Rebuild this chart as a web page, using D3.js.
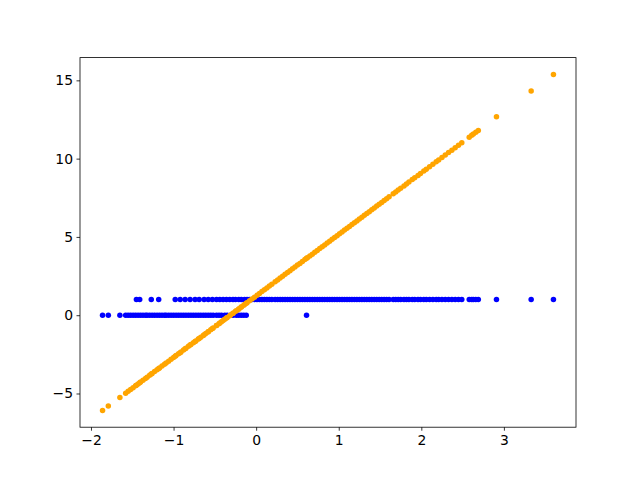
<!DOCTYPE html>
<html>
<head>
<meta charset="utf-8">
<script src="https://cdn.jsdelivr.net/npm/d3@7"></script>
<style>
  html, body { margin: 0; padding: 0; background: #fff; }
  svg text { font-family: "DejaVu Sans", sans-serif; font-size: 13.9px; fill: #000; }
</style>
</head>
<body>
<svg id="chart" width="640" height="480"></svg>
<script>
// x values of samples with label 0
const x0 = [-1.86, -1.79, -1.65, -1.58, -1.55, -1.52, -1.49, -1.46, -1.43, -1.40, -1.37, -1.34, -1.32, -1.29, -1.26, -1.23, -1.20, -1.17, -1.14, -1.11, -1.09, -1.06, -1.03, -1.00, -0.97, -0.94, -0.91, -0.88, -0.85, -0.82, -0.79, -0.76, -0.73, -0.70, -0.67, -0.64, -0.61, -0.58, -0.55, -0.52, -0.48, -0.45, -0.42, -0.38, -0.35, -0.31, -0.28, -0.24, -0.21, -0.18, -0.15, -0.12, 0.61];
// orange (predicted) values for the label-0 samples
const pred0 = [-6.08, -5.80, -5.26, -4.98, -4.86, -4.74, -4.63, -4.51, -4.39, -4.27, -4.15, -4.04, -3.96, -3.84, -3.72, -3.60, -3.49, -3.37, -3.25, -3.13, -3.05, -2.94, -2.82, -2.70, -2.58, -2.46, -2.35, -2.23, -2.11, -1.99, -1.87, -1.76, -1.64, -1.52, -1.40, -1.29, -1.17, -1.05, -0.93, -0.81, -0.66, -0.54, -0.42, -0.26, -0.15, 0.01, 0.13, 0.29, 0.40, 0.52, 0.64, 0.76, 3.63];
// x values of samples with label 1
const x1 = [-1.45, -1.41, -1.27, -1.18, -0.98, -0.92, -0.86, -0.80, -0.74, -0.69, -0.63, -0.58, -0.53, -0.48, -0.44, -0.40, -0.36, -0.32, -0.28, -0.25, -0.21, -0.18, -0.14, -0.11, -0.08, -0.05, -0.02, 0.01, 0.04, 0.07, 0.10, 0.13, 0.16, 0.19, 0.23, 0.26, 0.29, 0.32, 0.35, 0.38, 0.41, 0.44, 0.47, 0.50, 0.53, 0.56, 0.59, 0.62, 0.65, 0.68, 0.71, 0.74, 0.77, 0.80, 0.83, 0.86, 0.89, 0.92, 0.95, 0.98, 1.01, 1.04, 1.07, 1.10, 1.13, 1.16, 1.19, 1.22, 1.25, 1.28, 1.31, 1.34, 1.37, 1.40, 1.43, 1.46, 1.49, 1.52, 1.55, 1.58, 1.61, 1.66, 1.69, 1.72, 1.75, 1.79, 1.82, 1.85, 1.89, 1.92, 1.96, 1.99, 2.03, 2.06, 2.10, 2.14, 2.18, 2.21, 2.25, 2.29, 2.33, 2.37, 2.41, 2.45, 2.49, 2.58, 2.61, 2.63, 2.66, 2.69, 2.91, 3.33, 3.60];
// orange (predicted) values for the label-1 samples
const pred1 = [-4.47, -4.31, -3.76, -3.41, -2.62, -2.39, -2.15, -1.91, -1.68, -1.48, -1.25, -1.05, -0.85, -0.66, -0.50, -0.34, -0.18, -0.03, 0.13, 0.25, 0.40, 0.52, 0.68, 0.80, 0.92, 1.03, 1.15, 1.27, 1.39, 1.51, 1.62, 1.74, 1.86, 1.98, 2.13, 2.25, 2.37, 2.49, 2.61, 2.72, 2.84, 2.96, 3.08, 3.20, 3.31, 3.43, 3.55, 3.67, 3.78, 3.90, 4.02, 4.14, 4.26, 4.37, 4.49, 4.61, 4.73, 4.85, 4.96, 5.08, 5.20, 5.32, 5.44, 5.55, 5.67, 5.79, 5.91, 6.02, 6.14, 6.26, 6.38, 6.50, 6.61, 6.73, 6.85, 6.97, 7.09, 7.20, 7.32, 7.44, 7.56, 7.75, 7.87, 7.99, 8.11, 8.26, 8.38, 8.50, 8.66, 8.78, 8.93, 9.05, 9.21, 9.33, 9.48, 9.64, 9.80, 9.92, 10.07, 10.23, 10.39, 10.54, 10.70, 10.86, 11.02, 11.37, 11.49, 11.57, 11.68, 11.80, 12.67, 14.32, 15.38];
const xTicks = [-2, -1, 0, 1, 2, 3];
const yTicks = [-5, 0, 5, 10, 15];

const blue = x0.map(x => ({x, y: 0})).concat(x1.map(x => ({x, y: 1})));
const orange = x0.map((x, i) => ({x, y: pred0[i]})).concat(x1.map((x, i) => ({x, y: pred1[i]})));

const L = 80, R = 576, T = 57.6, B = 427.2;
const allX = blue.map(d => d.x);
const allY = blue.map(d => d.y).concat(orange.map(d => d.y));
function padded(ext) { const m = (ext[1] - ext[0]) * 0.05; return [ext[0] - m, ext[1] + m]; }
const xs = d3.scaleLinear().domain(padded(d3.extent(allX))).range([L, R]);
const ys = d3.scaleLinear().domain(padded(d3.extent(allY))).range([B, T]);

const svg = d3.select("#chart");
const fmt = v => (v < 0 ? "\u2212" + Math.abs(v) : String(v));

const plot = svg.append("g");
const r = 2.75;
plot.selectAll("circle.b").data(blue).enter().append("circle")
  .attr("class", "b").attr("cx", d => xs(d.x)).attr("cy", d => ys(d.y)).attr("r", r)
  .attr("fill", "#0000ff");
plot.selectAll("circle.o").data(orange).enter().append("circle")
  .attr("class", "o").attr("cx", d => xs(d.x)).attr("cy", d => ys(d.y)).attr("r", r)
  .attr("fill", "#ffa500");

const xAxis = d3.axisBottom(xs).tickValues(xTicks).tickFormat(fmt).tickSize(3.5).tickPadding(3.5);
const yAxis = d3.axisLeft(ys).tickValues(yTicks).tickFormat(fmt).tickSize(3.5).tickPadding(3.5);
const gx = svg.append("g").attr("transform", `translate(0,${B})`).call(xAxis);
const gy = svg.append("g").attr("transform", `translate(${L},0)`).call(yAxis);
[gx, gy].forEach(g => {
  g.select(".domain").remove();
  g.selectAll(".tick line").attr("stroke", "#000").attr("stroke-width", 0.8);
  g.selectAll(".tick text").style("font-family", "DejaVu Sans, sans-serif").style("font-size", "13.9px").attr("fill", "#000");
});
gx.selectAll(".tick text").attr("dy", "0.75em");

svg.append("rect").attr("x", L).attr("y", T).attr("width", R - L).attr("height", B - T)
  .attr("fill", "none").attr("stroke", "#000").attr("stroke-width", 0.8);
</script>
</body>
</html>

========

_Task objective_:
Set the data above down again exactly as given, with no pictures.

_Expected output_:
Rebuild this chart as a web page, using D3.js.
<!DOCTYPE html>
<html>
<head>
<meta charset="utf-8">
<script src="https://cdn.jsdelivr.net/npm/d3@7"></script>
<style>
  html, body { margin: 0; padding: 0; background: #fff; }
  svg text { font-family: "DejaVu Sans", sans-serif; font-size: 13.9px; fill: #000; }
</style>
</head>
<body>
<svg id="chart" width="640" height="480"></svg>
<script>
// x values of samples with label 0
const x0 = [-1.86, -1.79, -1.65, -1.58, -1.55, -1.52, -1.49, -1.46, -1.43, -1.40, -1.37, -1.34, -1.32, -1.29, -1.26, -1.23, -1.20, -1.17, -1.14, -1.11, -1.09, -1.06, -1.03, -1.00, -0.97, -0.94, -0.91, -0.88, -0.85, -0.82, -0.79, -0.76, -0.73, -0.70, -0.67, -0.64, -0.61, -0.58, -0.55, -0.52, -0.48, -0.45, -0.42, -0.38, -0.35, -0.31, -0.28, -0.24, -0.21, -0.18, -0.15, -0.12, 0.61];
// orange (predicted) values for the label-0 samples
const pred0 = [-6.08, -5.80, -5.26, -4.98, -4.86, -4.74, -4.63, -4.51, -4.39, -4.27, -4.15, -4.04, -3.96, -3.84, -3.72, -3.60, -3.49, -3.37, -3.25, -3.13, -3.05, -2.94, -2.82, -2.70, -2.58, -2.46, -2.35, -2.23, -2.11, -1.99, -1.87, -1.76, -1.64, -1.52, -1.40, -1.29, -1.17, -1.05, -0.93, -0.81, -0.66, -0.54, -0.42, -0.26, -0.15, 0.01, 0.13, 0.29, 0.40, 0.52, 0.64, 0.76, 3.63];
// x values of samples with label 1
const x1 = [-1.45, -1.41, -1.27, -1.18, -0.98, -0.92, -0.86, -0.80, -0.74, -0.69, -0.63, -0.58, -0.53, -0.48, -0.44, -0.40, -0.36, -0.32, -0.28, -0.25, -0.21, -0.18, -0.14, -0.11, -0.08, -0.05, -0.02, 0.01, 0.04, 0.07, 0.10, 0.13, 0.16, 0.19, 0.23, 0.26, 0.29, 0.32, 0.35, 0.38, 0.41, 0.44, 0.47, 0.50, 0.53, 0.56, 0.59, 0.62, 0.65, 0.68, 0.71, 0.74, 0.77, 0.80, 0.83, 0.86, 0.89, 0.92, 0.95, 0.98, 1.01, 1.04, 1.07, 1.10, 1.13, 1.16, 1.19, 1.22, 1.25, 1.28, 1.31, 1.34, 1.37, 1.40, 1.43, 1.46, 1.49, 1.52, 1.55, 1.58, 1.61, 1.66, 1.69, 1.72, 1.75, 1.79, 1.82, 1.85, 1.89, 1.92, 1.96, 1.99, 2.03, 2.06, 2.10, 2.14, 2.18, 2.21, 2.25, 2.29, 2.33, 2.37, 2.41, 2.45, 2.49, 2.58, 2.61, 2.63, 2.66, 2.69, 2.91, 3.33, 3.60];
// orange (predicted) values for the label-1 samples
const pred1 = [-4.47, -4.31, -3.76, -3.41, -2.62, -2.39, -2.15, -1.91, -1.68, -1.48, -1.25, -1.05, -0.85, -0.66, -0.50, -0.34, -0.18, -0.03, 0.13, 0.25, 0.40, 0.52, 0.68, 0.80, 0.92, 1.03, 1.15, 1.27, 1.39, 1.51, 1.62, 1.74, 1.86, 1.98, 2.13, 2.25, 2.37, 2.49, 2.61, 2.72, 2.84, 2.96, 3.08, 3.20, 3.31, 3.43, 3.55, 3.67, 3.78, 3.90, 4.02, 4.14, 4.26, 4.37, 4.49, 4.61, 4.73, 4.85, 4.96, 5.08, 5.20, 5.32, 5.44, 5.55, 5.67, 5.79, 5.91, 6.02, 6.14, 6.26, 6.38, 6.50, 6.61, 6.73, 6.85, 6.97, 7.09, 7.20, 7.32, 7.44, 7.56, 7.75, 7.87, 7.99, 8.11, 8.26, 8.38, 8.50, 8.66, 8.78, 8.93, 9.05, 9.21, 9.33, 9.48, 9.64, 9.80, 9.92, 10.07, 10.23, 10.39, 10.54, 10.70, 10.86, 11.02, 11.37, 11.49, 11.57, 11.68, 11.80, 12.67, 14.32, 15.38];
const xTicks = [-2, -1, 0, 1, 2, 3];
const yTicks = [-5, 0, 5, 10, 15];

const blue = x0.map(x => ({x, y: 0})).concat(x1.map(x => ({x, y: 1})));
const orange = x0.map((x, i) => ({x, y: pred0[i]})).concat(x1.map((x, i) => ({x, y: pred1[i]})));

const L = 80, R = 576, T = 57.6, B = 427.2;
const allX = blue.map(d => d.x);
const allY = blue.map(d => d.y).concat(orange.map(d => d.y));
function padded(ext) { const m = (ext[1] - ext[0]) * 0.05; return [ext[0] - m, ext[1] + m]; }
const xs = d3.scaleLinear().domain(padded(d3.extent(allX))).range([L, R]);
const ys = d3.scaleLinear().domain(padded(d3.extent(allY))).range([B, T]);

const svg = d3.select("#chart");
const fmt = v => (v < 0 ? "\u2212" + Math.abs(v) : String(v));

const plot = svg.append("g");
const r = 2.75;
plot.selectAll("circle.b").data(blue).enter().append("circle")
  .attr("class", "b").attr("cx", d => xs(d.x)).attr("cy", d => ys(d.y)).attr("r", r)
  .attr("fill", "#0000ff");
plot.selectAll("circle.o").data(orange).enter().append("circle")
  .attr("class", "o").attr("cx", d => xs(d.x)).attr("cy", d => ys(d.y)).attr("r", r)
  .attr("fill", "#ffa500");

const xAxis = d3.axisBottom(xs).tickValues(xTicks).tickFormat(fmt).tickSize(3.5).tickPadding(3.5);
const yAxis = d3.axisLeft(ys).tickValues(yTicks).tickFormat(fmt).tickSize(3.5).tickPadding(3.5);
const gx = svg.append("g").attr("transform", `translate(0,${B})`).call(xAxis);
const gy = svg.append("g").attr("transform", `translate(${L},0)`).call(yAxis);
[gx, gy].forEach(g => {
  g.select(".domain").remove();
  g.selectAll(".tick line").attr("stroke", "#000").attr("stroke-width", 0.8);
  g.selectAll(".tick text").style("font-family", "DejaVu Sans, sans-serif").style("font-size", "13.9px").attr("fill", "#000");
});
gx.selectAll(".tick text").attr("dy", "0.75em");

svg.append("rect").attr("x", L).attr("y", T).attr("width", R - L).attr("height", B - T)
  .attr("fill", "none").attr("stroke", "#000").attr("stroke-width", 0.8);
</script>
</body>
</html>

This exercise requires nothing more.